Who are you calling reduced?

Zadie Smith has a… I’ll say frustrating… essay in The New York Review of Books about Facebook, The Social Network and Jaron Lanier’s book You Are Not a Gadget.  While she raises some interesting questions, and while I look forward to reading Lanier’s book, there’s a lot I don’t accept.  Over at The Atlantic Alexis Madrigal has a smart and tempered response taking on, among other things, the charge that Facebook promotes homogenization.

Smith’s central point, as I read her, is this:

When a human being becomes a set of data on a website like Facebook, he or she is reduced. Everything shrinks. Individual character. Friendships. Language. Sensibility. In a way it’s a transcendent experience: we lose our bodies, our messy feelings, our desires, our fears.

Who among us has lost our messy feelings, our desires and our fears?  Anyone?

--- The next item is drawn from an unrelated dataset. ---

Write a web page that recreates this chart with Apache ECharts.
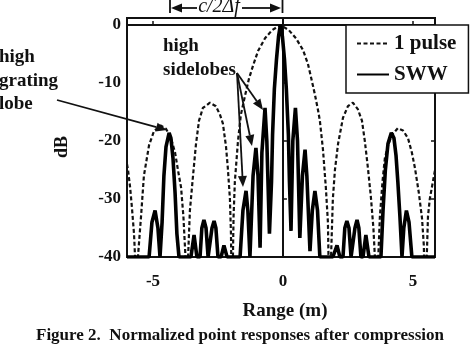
<!DOCTYPE html>
<html>
<head>
<meta charset="utf-8">
<script src="https://cdn.jsdelivr.net/npm/echarts@6/dist/echarts.min.js"></script>
<style>
html, body { margin: 0; padding: 0; background: #fff; }
#Chart { width: 474px; height: 351px; }
</style>
</head>
<body>
<div id="Chart"></div>
<script>
var Chart = echarts.init(document.getElementById('Chart'));

var serif = '"Liberation Serif", "DejaVu Serif", serif';

// tick labels
var rangeTicks = [-5, 0, 5];
var dbTicks = [0, -10, -20, -30, -40];

// 1 pulse (dashed)
var pulseRange = [-6.00, -5.96, -5.88, -5.81, -5.73, -5.67, -5.63, -5.58, -5.46, -5.35, -5.15, -4.96, -4.71, -4.50, -4.31, -4.15, -4.04, -3.92, -3.83, -3.75,
    -3.71, -3.65, -3.58, -3.46, -3.35, -3.23, -3.08, -2.81, -2.58, -2.42, -2.31, -2.19, -2.12, -2.04, -2.00, -1.96, -1.90, -1.85, -1.73, -1.62,
    -1.46, -1.31, -1.15, -0.96, -0.69, -0.42, -0.10, 0.23, 0.50, 0.77, 0.96, 1.08, 1.23, 1.35, 1.42, 1.54, 1.65, 1.73, 1.79, 1.85,
    1.92, 2.00, 2.12, 2.31, 2.50, 2.69, 2.88, 3.04, 3.15, 3.27, 3.38, 3.48, 3.56, 3.62, 3.65, 3.73, 3.83, 3.92, 4.06, 4.19,
    4.42, 4.62, 4.81, 4.96, 5.08, 5.23, 5.35, 5.42, 5.48, 5.52, 5.58, 5.65, 5.73, 5.85];
var pulseDb = [-24, -25, -28, -31.5, -36, -42, -50, -40, -33, -26, -20.7, -18.3, -17.3, -17.9, -19.5, -22, -25, -28, -33, -40,
    -50, -40, -32, -26, -20.7, -16.5, -14.3, -13.4, -14, -15.5, -17, -21, -24.7, -30, -36, -50, -33, -27, -20, -15.5,
    -12.2, -9.3, -7, -4.5, -2.3, -0.9, 0, -0.9, -2.3, -4.3, -6.7, -9, -12, -14.7, -16.5, -21.5, -28, -34, -50, -40,
    -30, -25, -20.5, -16, -14, -13.4, -14.5, -16.5, -20, -24.7, -29.5, -35, -42, -50, -42, -33, -27, -23, -20.5, -19,
    -17.8, -18.2, -19.5, -22, -24.7, -29, -33.3, -38, -50, -42, -33, -30, -28, -25];

// SWW (solid)
var swwRange = [-6.00, -5.15, -5.04, -4.92, -4.81, -4.73, -4.65, -4.58, -4.50, -4.38, -4.31, -4.23, -4.15, -4.08, -4.00, -3.54, -3.42, -3.31, -3.19, -3.12,
    -3.04, -2.96, -2.88, -2.81, -2.73, -2.65, -2.58, -2.50, -2.38, -2.27, -2.15, -1.65, -1.54, -1.42, -1.35, -1.27, -1.15, -1.04, -0.96, -0.88,
    -0.81, -0.69, -0.62, -0.52, -0.44, -0.40, -0.33, -0.25, -0.17, -0.10, -0.02, 0.06, 0.13, 0.21, 0.25, 0.31, 0.38, 0.48, 0.56, 0.65,
    0.75, 0.85, 0.92, 1.04, 1.13, 1.23, 1.33, 1.42, 1.92, 2.08, 2.19, 2.31, 2.38, 2.46, 2.54, 2.62, 2.69, 2.77, 2.85, 2.92,
    3.00, 3.08, 3.19, 3.31, 3.77, 3.85, 3.94, 4.04, 4.17, 4.27, 4.35, 4.42, 4.50, 4.58, 4.65, 4.75, 4.85, 4.96, 5.85];
var swwDb = [-40, -40, -34, -32, -35, -40, -34, -26, -21, -18.6, -19.5, -23, -29, -36, -40, -40, -36.2, -40, -40, -35,
    -33.6, -35, -40, -40, -35, -33.8, -35, -40, -40, -38, -40, -40, -32, -28.6, -32, -40, -26, -21.2, -26, -38.4,
    -22, -14.3, -20, -36, -27, -19, -11, -6, -2, 0, -2, -6, -11, -19, -27, -35.5, -20, -14.3, -20, -36.7,
    -26, -21.5, -26, -39, -32, -28.6, -32, -40, -40, -38, -40, -40, -35, -33.8, -35, -40, -40, -35, -33.6, -35,
    -40, -40, -36.2, -40, -40, -32, -25, -20.5, -18.6, -19.5, -22.5, -27, -33, -40, -35, -32, -34, -40, -40];

function pairs(xs, ys) {
    var out = [];
    for (var i = 0; i < xs.length; i++) out.push([xs[i], ys[i]]);
    return out;
}

// arrow = line + filled head
function arrow(x1, y1, x2, y2) {
    var a = Math.atan2(y2 - y1, x2 - x1), L = 11, W = 4.5;
    var bx = x2 - L * Math.cos(a), by = y2 - L * Math.sin(a);
    var px = -Math.sin(a) * W, py = Math.cos(a) * W;
    return [
        {type: 'line', shape: {x1: x1, y1: y1, x2: bx, y2: by}, style: {stroke: '#111', lineWidth: 1.8}},
        {type: 'polygon', shape: {points: [[x2, y2], [bx + px, by + py], [bx - px, by - py]]}, style: {fill: '#111'}}
    ];
}

function label(text, x, y, size) {
    return {type: 'text', style: {text: text, x: x, y: y, fill: '#111', font: 'bold ' + size + 'px ' + serif,
        textAlign: 'left', textVerticalAlign: 'middle'}};
}

var annotations = [].concat(
    [label('high', -1, 57, 19), label('grating', -1, 81, 19), label('lobe', -1, 104, 19)],
    arrow(57, 100, 167, 130),
    [label('high', 163, 46, 19), label('sidelobes', 163, 70, 19)],
    arrow(237, 73, 263, 110),
    arrow(237, 73, 252, 146),
    arrow(237, 73, 243, 187),
    [
        {type: 'line', shape: {x1: 170, y1: 0, x2: 170, y2: 13}, style: {stroke: '#111', lineWidth: 1.8}},
        {type: 'line', shape: {x1: 282.5, y1: 0, x2: 282.5, y2: 13}, style: {stroke: '#111', lineWidth: 1.8}},
        {type: 'text', style: {text: 'c/2Δf', x: 219, y: 7, fill: '#111', font: 'italic 20px ' + serif,
            textAlign: 'center', textVerticalAlign: 'middle'}}
    ],
    arrow(197, 8, 171, 8),
    arrow(242, 8, 281, 8),
    [
        {type: 'text', rotation: Math.PI / 2, x: 62, y: 147,
            style: {text: 'dB', x: 0, y: 0, fill: '#111', font: 'bold 18px ' + serif, textAlign: 'center', textVerticalAlign: 'middle'}},
        {type: 'text', style: {text: 'Range (m)', x: 285, y: 311, fill: '#111', font: 'bold 19px ' + serif,
            textAlign: 'center', textVerticalAlign: 'middle'}},
        {type: 'text', style: {text: 'Figure 2.  Normalized point responses after compression', x: 240, y: 336, fill: '#111',
            font: 'bold 17px ' + serif, textAlign: 'center', textVerticalAlign: 'middle'}}
    ]
);

var option = {
    animation: false,
    backgroundColor: '#fff',
    grid: {left: 127, right: 39, top: 18, bottom: 94, show: true, borderColor: '#111', borderWidth: 2},
    legend: {
        orient: 'vertical', left: 346, top: 25,
        backgroundColor: '#fff', borderColor: '#111', borderWidth: 1.5,
        padding: [8, 12, 8, 10], itemGap: 10, itemWidth: 32, itemHeight: 14,
        itemStyle: {color: 'rgba(0,0,0,0)', borderColor: 'rgba(0,0,0,0)', borderWidth: 0},
        textStyle: {fontFamily: serif, fontWeight: 'bold', fontSize: 21, color: '#111'},
        data: ['1 pulse', 'SWW']
    },
    xAxis: {
        type: 'value', min: -6, max: 5.85,
        axisLine: {lineStyle: {color: '#111', width: 2}},
        axisTick: {inside: true, length: 4, customValues: rangeTicks, lineStyle: {color: '#111', width: 1.5}},
        axisLabel: {customValues: rangeTicks, margin: 16, color: '#111', fontFamily: serif, fontWeight: 'bold', fontSize: 17},
        splitLine: {show: false}
    },
    yAxis: [{
        type: 'value', min: -40, max: 1.2,
        axisLine: {show: true, lineStyle: {color: '#111', width: 2}},
        axisTick: {show: true, inside: true, length: 4, customValues: dbTicks, lineStyle: {color: '#111', width: 1.5}},
        axisLabel: {customValues: dbTicks, margin: 6, color: '#111', fontFamily: serif, fontWeight: 'bold', fontSize: 17},
        splitLine: {show: false}
    }, {
        type: 'value', min: -40, max: 1.2, position: 'right',
        axisLine: {show: true, lineStyle: {color: '#111', width: 2}},
        axisTick: {show: true, inside: true, length: 4, customValues: dbTicks, lineStyle: {color: '#111', width: 1.5}},
        axisLabel: {show: false},
        splitLine: {show: false}
    }],
    graphic: annotations,
    series: [{
        name: '1 pulse',
        type: 'line',
        data: pairs(pulseRange, pulseDb),
        symbol: 'none',
        clip: true,
        itemStyle: {color: '#111'},
        lineStyle: {color: '#111', width: 2.2, type: [4, 2.5]},
        z: 2
    }, {
        name: 'SWW',
        type: 'line',
        data: pairs(swwRange, swwDb),
        symbol: 'none',
        clip: true,
        itemStyle: {color: '#000'},
        lineStyle: {color: '#000', width: 3.6},
        z: 3
    }]
};

Chart.setOption(option);

window.addEventListener("resize", function () {
    Chart.resize();
});
</script>
</body>
</html>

Bueller?  I thought not.  As I keep pointing out, we use online tools to supplement our offline lives rather than to replace them.

That doesn’t mean that there’s no reason for concern.  Smith quotes Lanier:

Different media designs stimulate different potentials in human nature.

So what potentials are we stimulating with today’s web tools?  Smith seems to think we’re not stimulating much worthwhile. Ezra Klein has a different take:

…if you’re someone who likes to spend Saturday in a quiet room with a good book and a long time to think about it, you might find Facebook unnerving. And Zadie Smith and Ross Douthat do. Sometimes, I’d guess, we all do. Conversely, if you’re someone who likes people but has trouble meeting them, or gets shy in unfamiliar social settings, you probably don’t think the Internet has made you less human.

It’s worth reading Ezra’s whole post.  He references “Alter Ego”,  a book matching photos of online gamers with their avatars.  Ezra’s post highlights a particularly compelling example of “becoming human” online, so please give it a read.

For a more philosophical examination of how the web is contributing to human self-actualization, I recommend Yochai Benkler’s The Wealth of Networks.

Benkler argues persuasively that the ‘net is enhancing our autonomy and enabling our individuality.  This is not guaranteed by the technology.  And so many of Smith’s concerns end up being important to guaranteeing that the net continues to improve human welfare.  Yet, we have not been reduced and little has been lost.  Rather, much has already been gained.